City Produce is another. They are in a medium sized stand closer to downtown Cumming on the corner of Atlanta Hwy and East Maple Street.  You’ll find tons of great looking food, all local to the Southeast.  The peaches were from South Carolina, but mostly from Georgia.  It’s all under cover and well presented.  There’s also jellies and things to buy, but those are near the register and most likely impulse items.

Another trend that emerged was that the farmers markets tended to take on the personality of the area that they were located in.  The Cumming markets were more country, the Alpharetta farmers market was more upscale with a lot of signs with websites and email address. The Roswell market had a larger selection of organic produce and was a more Earth-friendly.  Both the Alpharetta and Roswell markets have live music to entertain you while you shop.

The Alpharetta Farmers Market is the biggest and also the most nomadic.  Previously held on Old Roswell street where the Food Truck Alley is now, it seems they had found a permanent home in the City Hall parking lot.  But the new city center project has ousted the farmers market and now it is located on Old Canton St.  The half-dozen produce stands represented by many local Forsyth and Cherokee county growers have good selections and decent prices.  It’s a good idea to bring your own bags as many places do not supply them.

Several of the markets have web sites and Facebook pages that have tons of information.  If you want nothing but produce without all the extras, take the short trip to Cumming.  If you’re more into the social scene with some produce mixed in, stay in Alpharetta or Roswell.  I usually end up in Alpharetta, munching on a crepe from Crepe Cottage or a cinnamon roll from one of the few bread vendors.  Oh yeah, I guess I’ll pick up a tomato or two.

9 Responses to “Farmers markets surprise and disappoint”

  1. Laura July 29, 2013 at 8:31 am #

    Brookwood was fantastic when it first started (and was a Brookwood Elementary)- lots of fresh, local and organic produce, natural meats and eggs and homemade breads. I used to fill bags there and everything was wonderful. I don’t know what happened to run off all the farmers but that market has become quite disappointing.

  2. Dennis Murray July 29, 2013 at 1:59 pm #

    This has been a ranting of mine this spring. I’ve been trying to find a good farmers market, not necessarily organic but with fresher selections and wider writer than typical grocery stores.

    I’ve shopped the Vickery market and was surprised by $4 a pound green beans and squash. I tried Brookwood and left with nothing but free range eggs.

    I shopped this past week at Jaemor Farms in Alto on my return trip from Asheville and was ecstatic with what I bought. For $20 I had a bucket of peaches, a big bag of tomatoes, sweet onions, yellow squash, and a half peck of sweet potatoes. All but the sweet potatoes were locally grown (but the sweet potatoes looked high quality).
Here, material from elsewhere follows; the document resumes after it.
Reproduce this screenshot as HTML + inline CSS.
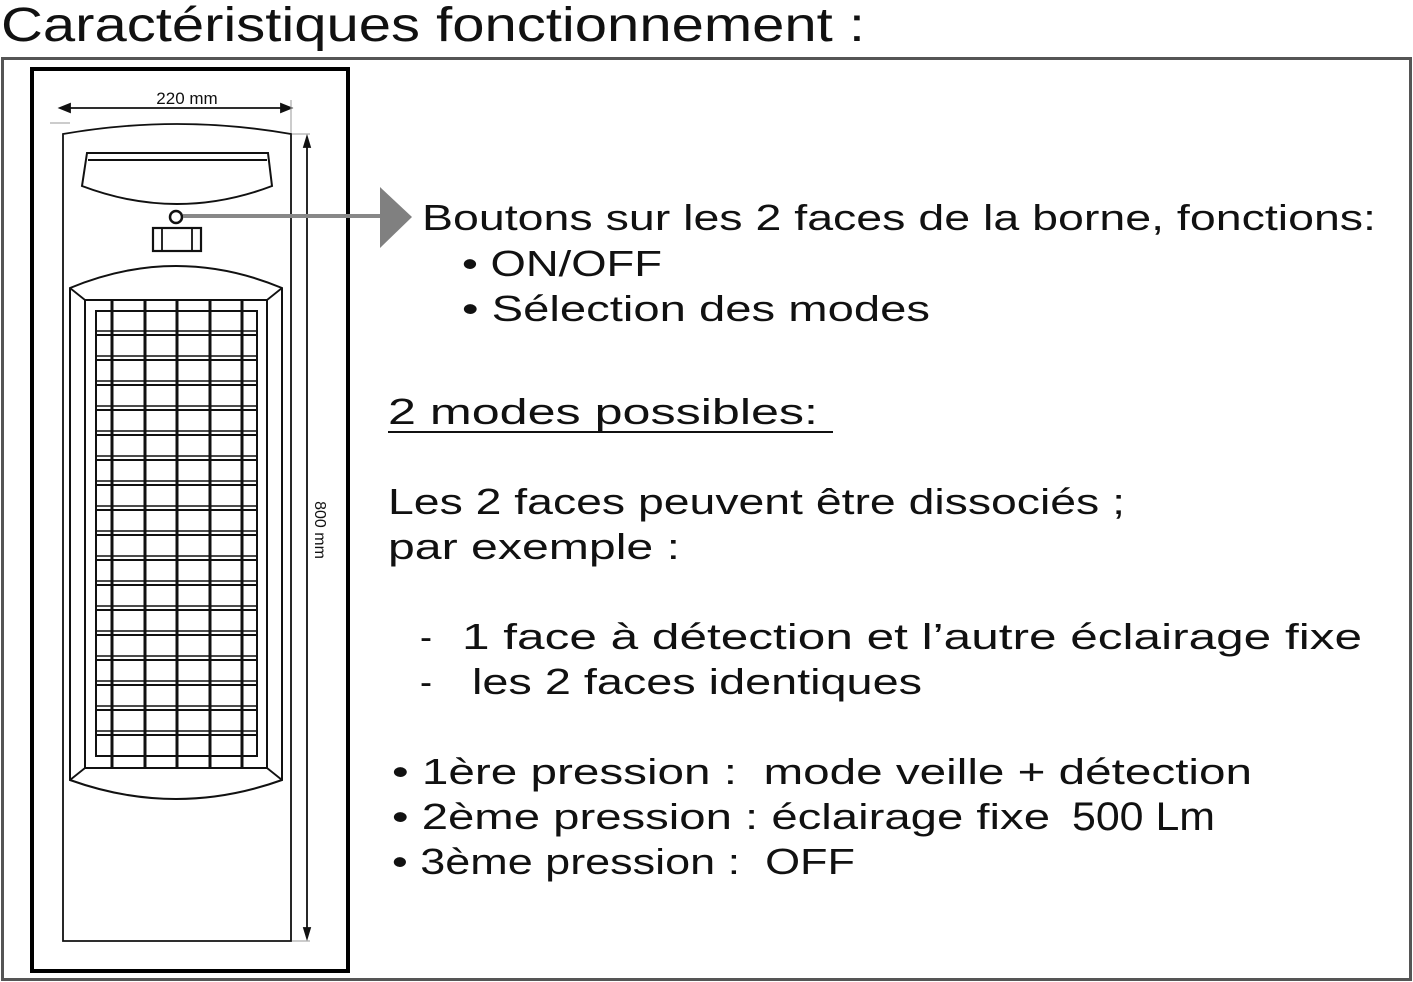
<!DOCTYPE html>
<html><head><meta charset="utf-8"><style>
html,body{margin:0;padding:0;background:#fff;}
svg{display:block;}
text{font-family:"Liberation Sans",sans-serif;fill:#111;white-space:pre;}
</style></head><body>
<svg width="1413" height="982" viewBox="0 0 1413 982" xmlns="http://www.w3.org/2000/svg" xml:space="preserve">
<text x="1" y="41" font-size="48" textLength="864" lengthAdjust="spacingAndGlyphs">Caractéristiques fonctionnement :</text>
<rect x="2.5" y="58.5" width="1408" height="921" fill="none" stroke="#555" stroke-width="3"/>
<rect x="32" y="69" width="316" height="902" fill="none" stroke="#000" stroke-width="4"/>

<g stroke="#111" fill="none" stroke-width="1.8">
<line x1="60" y1="108" x2="291" y2="108"/>
<path d="M60 108 l10 -4 v8z M291 108 l-10 -4 v8z" fill="#111"/>
<line x1="291" y1="100" x2="291" y2="134" stroke="#999" stroke-width="1"/>
<line x1="50" y1="123" x2="70" y2="123" stroke="#999" stroke-width="1"/>
<line x1="307" y1="137" x2="307" y2="938"/>
<path d="M307 137 l-3 10 h6z M307 938 l-3 -10 h6z" fill="#111"/>
<line x1="292" y1="134" x2="310" y2="134" stroke="#999" stroke-width="1"/>
<line x1="292" y1="941" x2="310" y2="941" stroke="#999" stroke-width="1"/>
<path d="M63 134 Q177 114 291 134 V941 H63 Z"/>
<path d="M87 153 H268 L272 186 Q177 222 82 186 Z" stroke-width="2"/>
<line x1="88" y1="160" x2="267" y2="160" stroke-width="2"/>
<circle cx="176" cy="217" r="6" stroke-width="2.5"/>
<rect x="153" y="228" width="48" height="23" stroke-width="2.2"/>
<line x1="162" y1="228" x2="162" y2="251"/><line x1="192" y1="228" x2="192" y2="251"/>
<path d="M70 288 Q176 244 282 288 V780 Q176 818 70 780 Z" stroke-width="2"/>
<path d="M85 300 H267 V768 H85 Z" stroke-width="2"/>
<line x1="70" y1="288" x2="85" y2="300"/><line x1="282" y1="288" x2="267" y2="300"/>
<line x1="70" y1="780" x2="85" y2="768"/><line x1="282" y1="780" x2="267" y2="768"/>
</g>
<g stroke="#111" fill="none" stroke-width="2">
<rect x="96" y="311" width="161" height="445"/>
<path d="M96 335H257M96 360H257M96 385H257M96 410H257M96 435H257M96 460H257M96 485H257M96 510H257M96 535H257M96 560H257M96 585H257M96 610H257M96 635H257M96 660H257M96 685H257M96 710H257M96 735H257"/>
<path d="M96 331H257M96 356H257M96 381H257M96 406H257M96 431H257M96 456H257M96 481H257M96 506H257M96 531H257M96 556H257M96 581H257M96 606H257M96 631H257M96 656H257M96 681H257M96 706H257M96 731H257" stroke-width="1.4"/>
<path d="M112 300V768M145 300V768M177 300V768M210 300V768M242 300V768" stroke-width="3"/>
</g>
<line x1="183" y1="216" x2="384" y2="216" stroke="#888" stroke-width="4"/>
<path d="M380 187 L412 217 L380 248 Z" fill="#808080"/>

<text x="315" y="530" font-size="16" transform="rotate(90 315 530)" text-anchor="middle">800 mm</text>
<text x="187" y="104" font-size="17" text-anchor="middle">220 mm</text>

<g font-size="36">
<text x="422" y="230" textLength="954" lengthAdjust="spacingAndGlyphs">Boutons sur les 2 faces de la borne, fonctions:</text>
<text x="462" y="276" textLength="200" lengthAdjust="spacingAndGlyphs">• ON/OFF</text>
<text x="462" y="321" textLength="468" lengthAdjust="spacingAndGlyphs">• Sélection des modes</text>
<text x="388" y="424" textLength="430" lengthAdjust="spacingAndGlyphs">2 modes possibles:</text>
<line x1="388" y1="432" x2="833" y2="432" stroke="#111" stroke-width="2"/>
<text x="388" y="514" textLength="737" lengthAdjust="spacingAndGlyphs">Les 2 faces peuvent être dissociés ;</text>
<text x="388" y="559" textLength="292" lengthAdjust="spacingAndGlyphs">par exemple :</text>
<text x="420" y="649">-</text>
<text x="462" y="649" textLength="900" lengthAdjust="spacingAndGlyphs">1 face à détection et l’autre éclairage fixe</text>
<text x="420" y="694">-</text>
<text x="472" y="694" textLength="450" lengthAdjust="spacingAndGlyphs">les 2 faces identiques</text>
<text x="392" y="784" textLength="860" lengthAdjust="spacingAndGlyphs">• 1ère pression :  mode veille + détection</text>
<text x="392" y="829" textLength="658" lengthAdjust="spacingAndGlyphs">• 2ème pression : éclairage fixe</text>
<text x="1072" y="830" font-size="40" textLength="143" lengthAdjust="spacingAndGlyphs" fill="#000">500 Lm</text>
<text x="392" y="874" textLength="463" lengthAdjust="spacingAndGlyphs">• 3ème pression :  OFF</text>
</g>
</svg>
</body></html>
    I’d really like to spend more of my produce money in the local market (not spending money with chain grocery) but its proven hard so far.

  3. S Lee Guy July 29, 2013 at 2:53 pm #

    Dennis, we might have passed you at Jaemor Farms. Was there for the first time yesterday afternoon. Impressed with the offerings and prices.
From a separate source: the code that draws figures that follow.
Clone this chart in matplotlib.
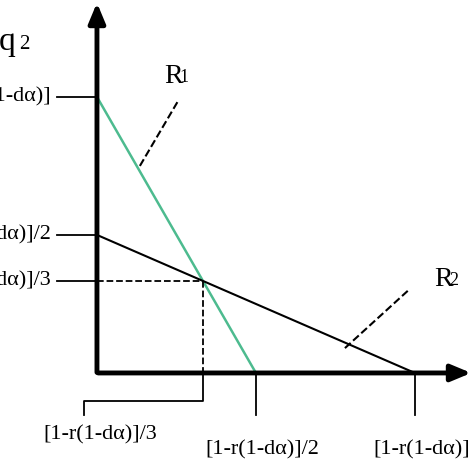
import matplotlib.pyplot as plt

# duopoly reaction functions (normalized units: a = 1-r(1-d alpha))
r1_x = [0.0, 0.5]
r1_y = [1.0, 0.0]
r2_x = [0.0, 1.0]
r2_y = [0.5, 0.0]
eq = (1/3, 1/3)
y_ticks = [1.0, 0.5, 1/3]
y_labels = ['[1-r(1-d\u03b1)]', '[1-r(1-d\u03b1)]/2', '[1-r(1-d\u03b1)]/3']
x_ticks = [1/3, 0.5, 1.0]
x_labels = ['[1-r(1-d\u03b1)]/3', '[1-r(1-d\u03b1)]/2', '[1-r(1-d\u03b1)]']

plt.rcParams['font.family'] = ['Liberation Serif', 'DejaVu Serif']
fig = plt.figure(figsize=(4.74, 4.74), dpi=100)
ax = fig.add_axes([0, 0, 1, 1])
ax.set_xlim(-0.305, 1.186)
ax.set_ylim(-0.366, 1.351)
ax.axis('off')

# axes with arrows
ax.annotate('', xy=(1.186, 0), xytext=(-0.005, 0),
            arrowprops=dict(arrowstyle='-|>,head_length=1.2,head_width=0.5', lw=3.5, color='black'))
ax.annotate('', xy=(0, 1.351), xytext=(0, -0.008),
            arrowprops=dict(arrowstyle='-|>,head_length=1.2,head_width=0.5', lw=3.5, color='black'))

ax.plot(r1_x, r1_y, color='#4dbb8f', lw=1.8)
ax.plot(r2_x, r2_y, color='black', lw=1.5)
ax.plot([0, eq[0]], [eq[1], eq[1]], 'k--', lw=1.3)
ax.plot([eq[0], eq[0]], [eq[1], 0], 'k--', lw=1.3)

# y ticks
for yv, lab in zip(y_ticks, y_labels):
    ax.plot([-0.126, 0], [yv, yv], color='black', lw=1.3)
    ax.text(-0.145, yv, lab, ha='right', va='center', fontsize=16)

# x ticks
bx = [eq[0], eq[0], -0.04, -0.04]
by = [0, -0.101, -0.101, -0.152]
ax.plot(bx, by, color='black', lw=1.3)
ax.text(0.01, -0.19, x_labels[0], ha='center', va='top', fontsize=16)
for xv, lab in zip(x_ticks[1:], x_labels[1:]):
    ax.plot([xv, xv], [0, -0.152], color='black', lw=1.3)
    ax.text(xv + 0.02, -0.245, lab, ha='center', va='top', fontsize=16)

# axis / curve names with plain small subscripts
ax.text(-0.31, 1.2, 'q', ha='left', va='center', fontsize=24)
ax.text(-0.245, 1.19, '2', ha='left', va='center', fontsize=15)
ax.text(0.21, 1.075, 'R', ha='left', va='center', fontsize=20)
ax.text(0.258, 1.07, '1', ha='left', va='center', fontsize=13)
ax.text(1.06, 0.34, 'R', ha='left', va='center', fontsize=20)
ax.text(1.108, 0.335, '2', ha='left', va='center', fontsize=13)
ax.plot([0.135, 0.255], [0.75, 0.985], 'k--', lw=1.5)
ax.plot([0.78, 0.98], [0.09, 0.3], 'k--', lw=1.5)

fig.savefig('out.png', dpi=100)
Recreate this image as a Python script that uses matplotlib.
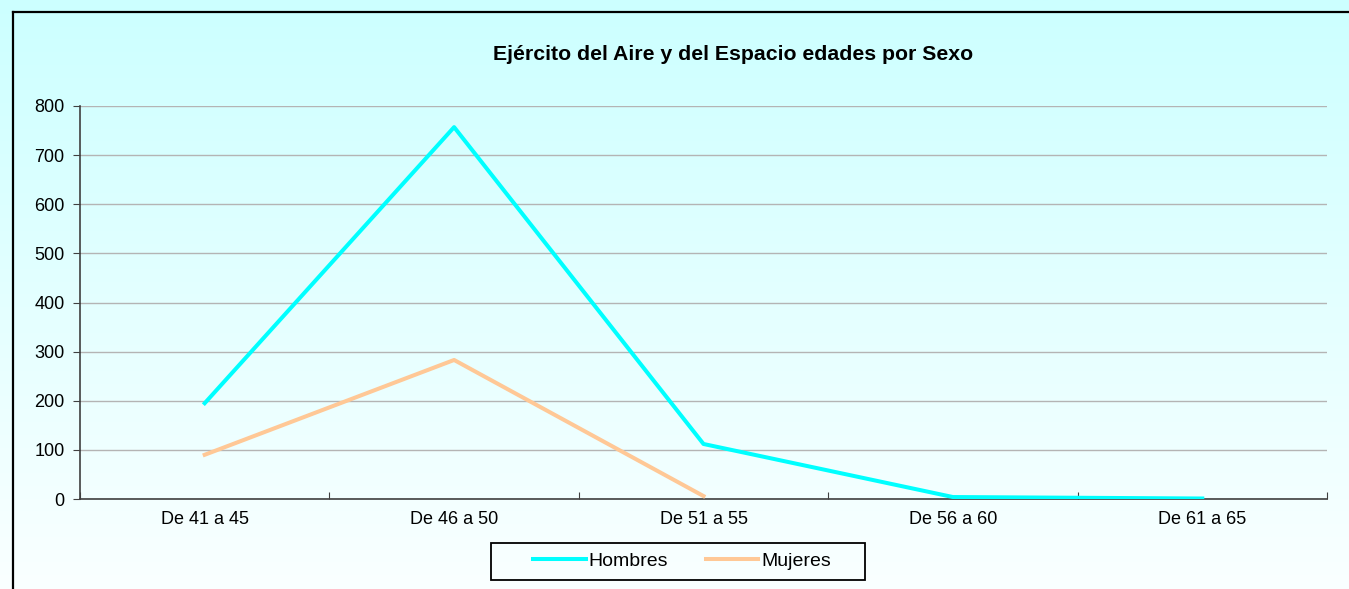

  4. Scsa31274 July 29, 2013 at 2:57 pm #

    The ones in Cumming have good selections at good prices.

  5. Mala July 31, 2013 at 4:10 pm #

    I just grow my own fruit and veggies for this reason. I don’t want homemade soap or jelly so don’t frequent these fake markets. I planted a fig tree last year and its gorgeous. The cherries, nectarine and apricot trees are tricky but it may be the weather this year. Anyone have any advice on these fruit trees. I plant veggies in big ceramic planters as well as my own herbs. My parents were advid graders even though we lived in a cold climate. They had eight weeks to plant and harvest and freeze or jar all their veggies. They had an average sized back hard and I don’t think they ever bough a green bean or tomato in a grocery store. They were shocked when they first visited ga and noticed that no one planted fruit trees or had a little garden. I encourage everyone to plant a little fruit tree or a pot with a tomato plant. It’s not hard and you’ll know it’s fresh and organic.

  6. Kim July 31, 2013 at 10:13 pm #

    Carlton Farms delivers to the area weekly. You can do vegetable shares or shop the produce they bring in as locally available. We’ve known this family for years and bought from them before they got big…. back when they used to only sell dairy and eggs.
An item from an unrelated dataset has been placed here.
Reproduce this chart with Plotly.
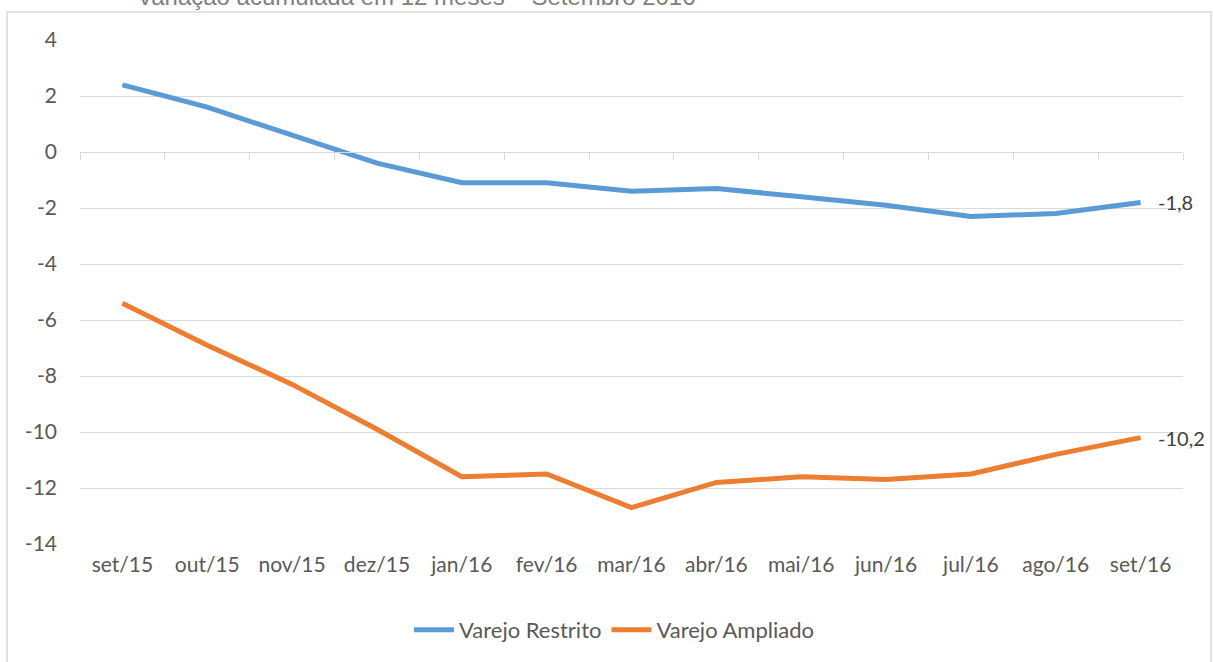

    The quality of the produce is hit or miss. I’ve heard the same about the vegetable shares though we’ve not participated in this personally. It is also not cheap but they do have to pay for their travel/transport.

  7. TomatoesYum August 1, 2013 at 9:41 pm #

    I miss the farmer’s market in Asheville. That’s what I’d love to have around here. Tons of fresh veggies. Don’t want to go to a farmer’s market and buy bananas with a chiquita sticker.

  8. Kate August 6, 2013 at 5:02 pm #

    I live close to the Newtown Park farmer’s market in Johns Creek. It also has more non-produce than I’d prefer. But the produce vendors they do have are good. I’ve gotten everything from organic heirloom tomatoes to purple carrots.

    And they have activities like music and kid’s entertainment, and it’s in a park with ball fields, tennis courts and a big fancy dog park, so it feels very lively on Saturday mornings.

  9. Lisa August 7, 2013 at 8:37 pm #

    I really wish that the growers (do they all grow their own or do they buy wholesale I have wondered) had more ORGANIC and NON-GMO produce and goods. My trips to the Alpharetta market have seemed in vain when in search of the goods I choose to shop for.